The underwriting process starts with the Technology Open To Approved Lenders (TOTAL) Scorecard, the FHA’s automated underwriting system. The TOTAL Scorecard analyzes the borrower’s credit, capacity, and assets, issuing a risk assessment that results in an “Accept/Approve” or “Refer” recommendation. An “Accept” generally allows the file to proceed with minimal documentation review.
A “Refer” recommendation mandates a full manual underwriting review by a Direct Endorsement underwriter. A manual review is also required under certain conditions, even if the system issues an “Accept,” a process known as a mandatory downgrade. Triggers for this downgrade include disputed derogatory credit accounts totaling $1,000 or more, the use of non-traditional credit history, or a very recent bankruptcy discharge date.

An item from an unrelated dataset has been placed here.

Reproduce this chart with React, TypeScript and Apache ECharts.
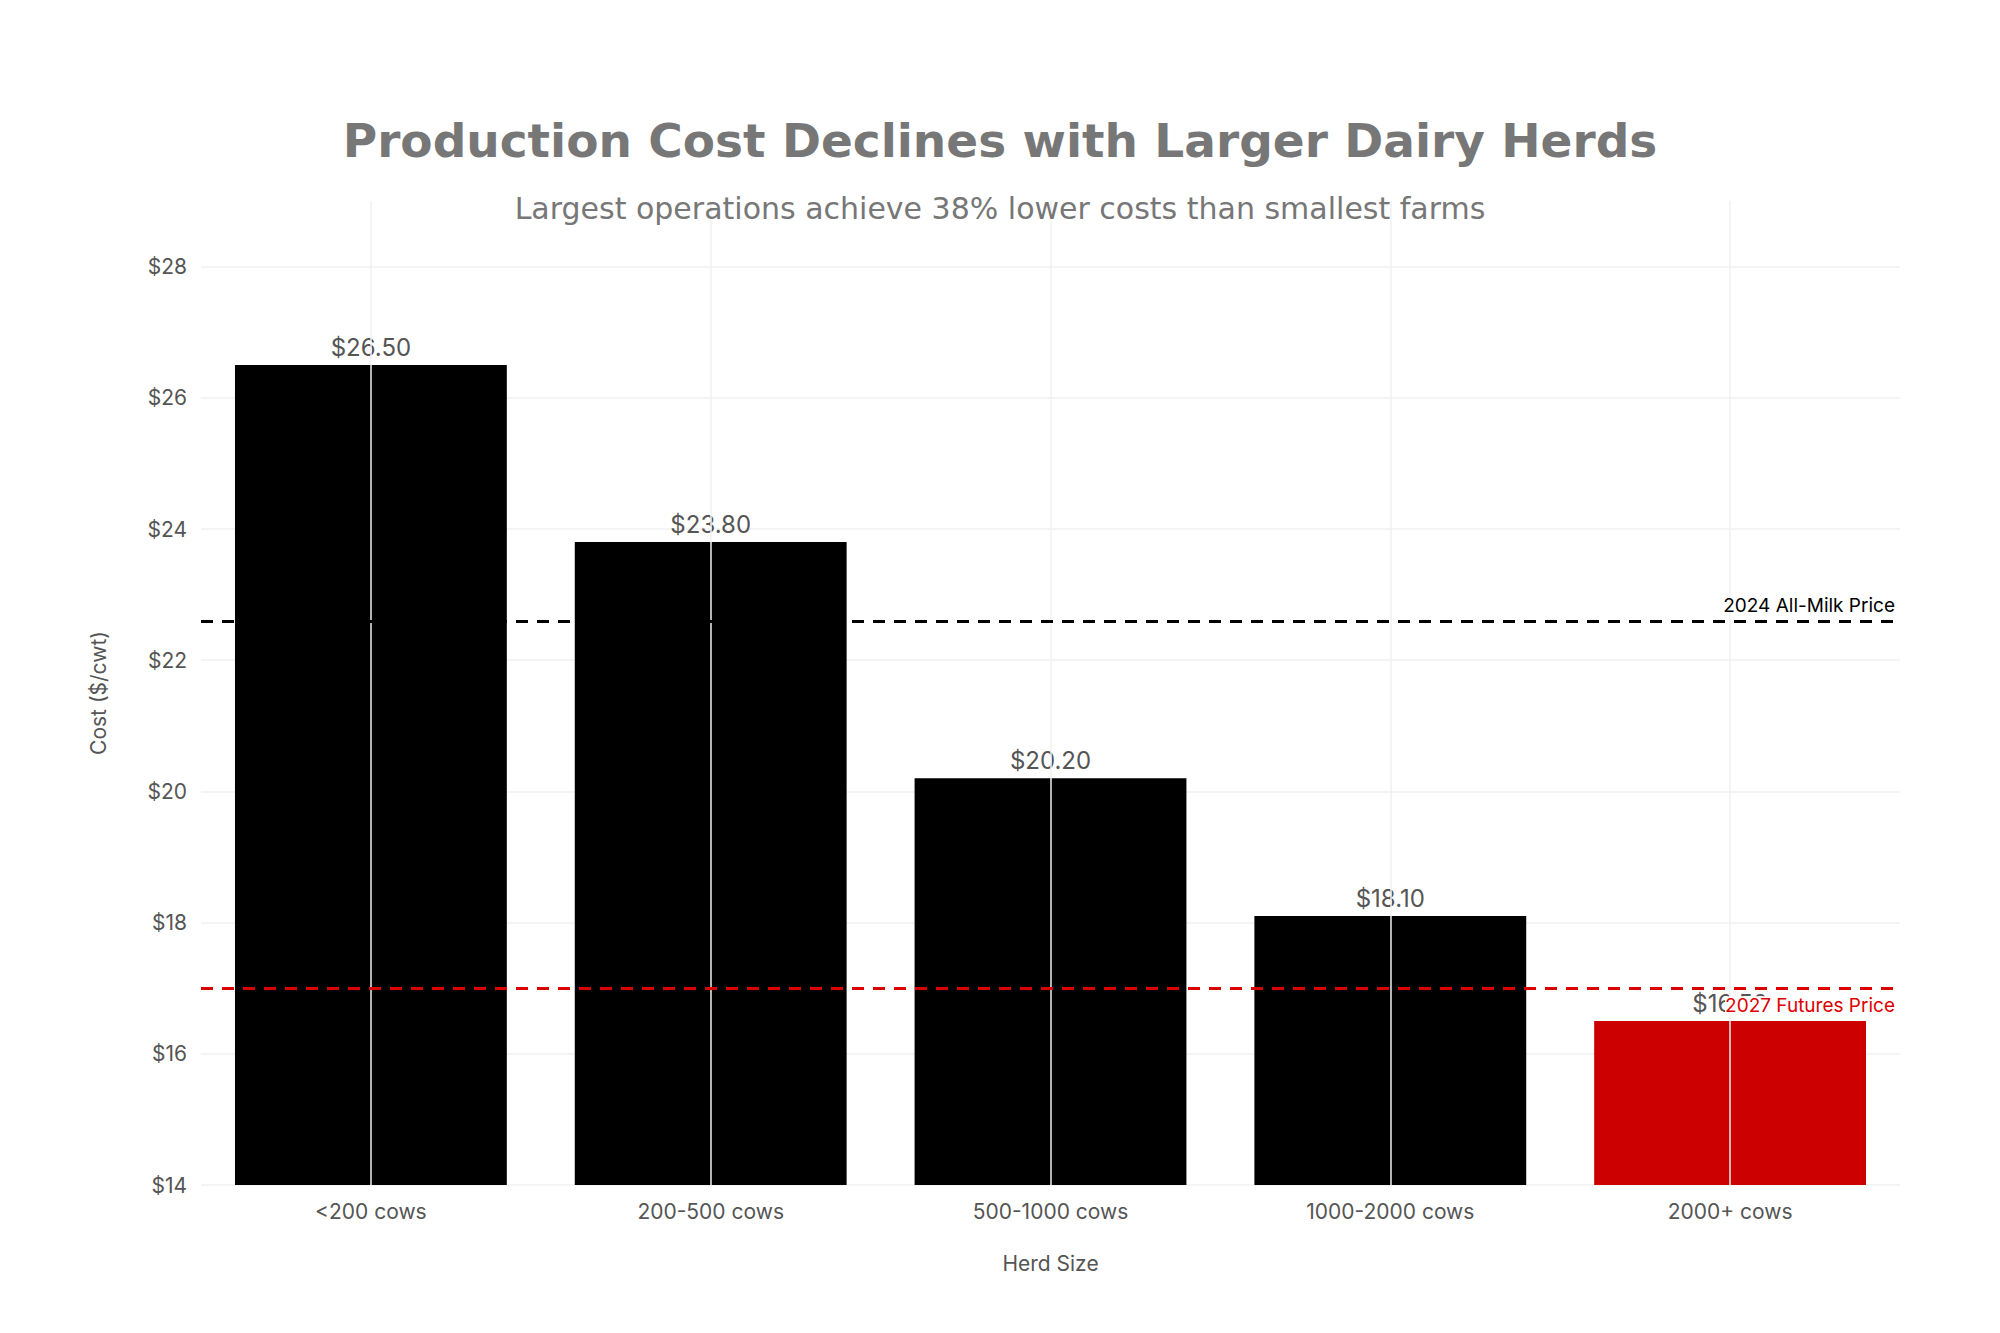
import React, { useEffect, useRef } from 'react';
import * as echarts from 'echarts';

const categories = ['<200 cows', '200-500 cows', '500-1000 cows', '1000-2000 cows', '2000+ cows'];
const costs = [26.5, 23.8, 20.2, 18.1, 16.5];
const barColors = ['#000000', '#000000', '#000000', '#000000', '#cc0000'];
const allMilkPrice = 22.6;
const futuresPrice = 17.0;

const App: React.FC = () => {
  const chartRef = useRef<HTMLDivElement>(null);

  useEffect(() => {
    if (!chartRef.current) return;
    const chart = echarts.init(chartRef.current, undefined, { renderer: 'svg' });
    const font = 'Inter, "Noto Sans", sans-serif';
    const grid = '#f0f0f0';
    chart.setOption({
      animation: false,
      backgroundColor: '#fff',
      title: [
        {
          text: 'Production Cost Declines with Larger Dairy Herds',
          left: 'center',
          top: 112,
          textStyle: { fontFamily: '"DejaVu Sans", sans-serif', fontWeight: 'bold', fontSize: 47, color: '#777' },
        },
        {
          text: 'Largest operations achieve 38% lower costs than smallest farms',
          left: 'center',
          top: 188,
          textStyle: { fontFamily: '"DejaVu Sans", sans-serif', fontWeight: 'normal', fontSize: 30, color: '#777' },
        },
      ],
      grid: { left: 201, right: 100, top: 201, bottom: 148 },
      xAxis: {
        type: 'category',
        data: categories,
        name: 'Herd Size',
        nameLocation: 'middle',
        nameGap: 68,
        nameTextStyle: { fontFamily: font, fontSize: 21, color: '#555' },
        axisLine: { show: false },
        axisTick: { show: false },
        axisLabel: { fontFamily: font, fontSize: 21, color: '#555', margin: 16 },
        splitLine: { show: false },
      },
      yAxis: {
        type: 'value',
        min: 14,
        max: 29,
        interval: 2,
        name: 'Cost ($/cwt)',
        nameLocation: 'middle',
        nameGap: 92,
        nameTextStyle: { fontFamily: font, fontSize: 21, color: '#555' },
        axisLine: { show: false },
        axisTick: { show: false },
        axisLabel: {
          fontFamily: font,
          fontSize: 21,
          color: '#555',
          margin: 14,
          showMaxLabel: false,
          formatter: (v: number) => (v % 2 === 0 ? '$' + v : ''),
        },
        splitLine: { lineStyle: { color: [grid, grid, grid, grid, grid, grid, grid, grid, '#ffffff'], width: 1.5 } },
      },
      series: [
        {
          type: 'line',
          data: [],
          z: 0,
          markLine: {
            silent: true,
            symbol: 'none',
            label: { show: false },
            lineStyle: { color: grid, type: 'solid', width: 1.5 },
            data: categories.map((c) => ({ xAxis: c })),
          },
        },
        {
          type: 'bar',
          z: 2,
          barCategoryGap: '20%',
          data: costs.map((v, i) => ({ value: v, itemStyle: { color: barColors[i] } })),
          label: {
            show: true,
            position: 'top',
            distance: 6,
            formatter: (p: any) => '$' + p.value.toFixed(2),
            fontFamily: font,
            fontSize: 24,
            color: '#555',
          },
          markLine: {
            silent: true,
            symbol: 'none',
            data: [
              {
                yAxis: allMilkPrice,
                lineStyle: { color: '#000', type: [12, 9], width: 3 },
                label: { formatter: '2024 All-Milk Price', position: 'insideEndTop', color: '#000', fontFamily: font, fontSize: 19, distance: [5, 6] },
              },
              {
                yAxis: futuresPrice,
                lineStyle: { color: '#dd0000', type: [12, 9], width: 3 },
                label: { formatter: '2027 Futures Price', position: 'insideEndBottom', color: '#dd0000', fontFamily: font, fontSize: 19, backgroundColor: '#fff', distance: [5, 8] },
              },
            ],
          },
        },
      ],
    });
    return () => chart.dispose();
  }, []);

  return <div ref={chartRef} style={{ position: 'absolute', left: 0, top: 0, width: 2000, height: 1333 }} />;
};

export default App;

During a manual review, the underwriter applies a more stringent analysis, utilizing compensating factors to offset perceived risk, such as a weaker credit history or a higher DTI ratio. This intensive process requires extensive documentation to establish stable income, satisfactory debt payment history, and sufficient cash reserves. The underwriter then manually determines if the file meets all FHA guidelines for insurability.
After the underwriter completes the initial review, a list of stipulations, or “conditions,” is generated. These specific requirements must be met before final loan approval is granted. Conditions often involve clarifying documentation, such as providing an updated pay stub or explaining a large, non-payroll deposit on a bank statement. Property-related conditions, like the completion of repairs noted during the FHA appraisal, are also included.
The loan processor works with all parties to gather the necessary documentation and evidence to satisfy every condition. Each item is then resubmitted to the underwriter for final review. Once the underwriter confirms that all stipulations comply with FHA and lender guidelines, the final approval is issued. This final status, known as “Clear to Close,” authorizes the lender to schedule the loan closing and disburse the funds.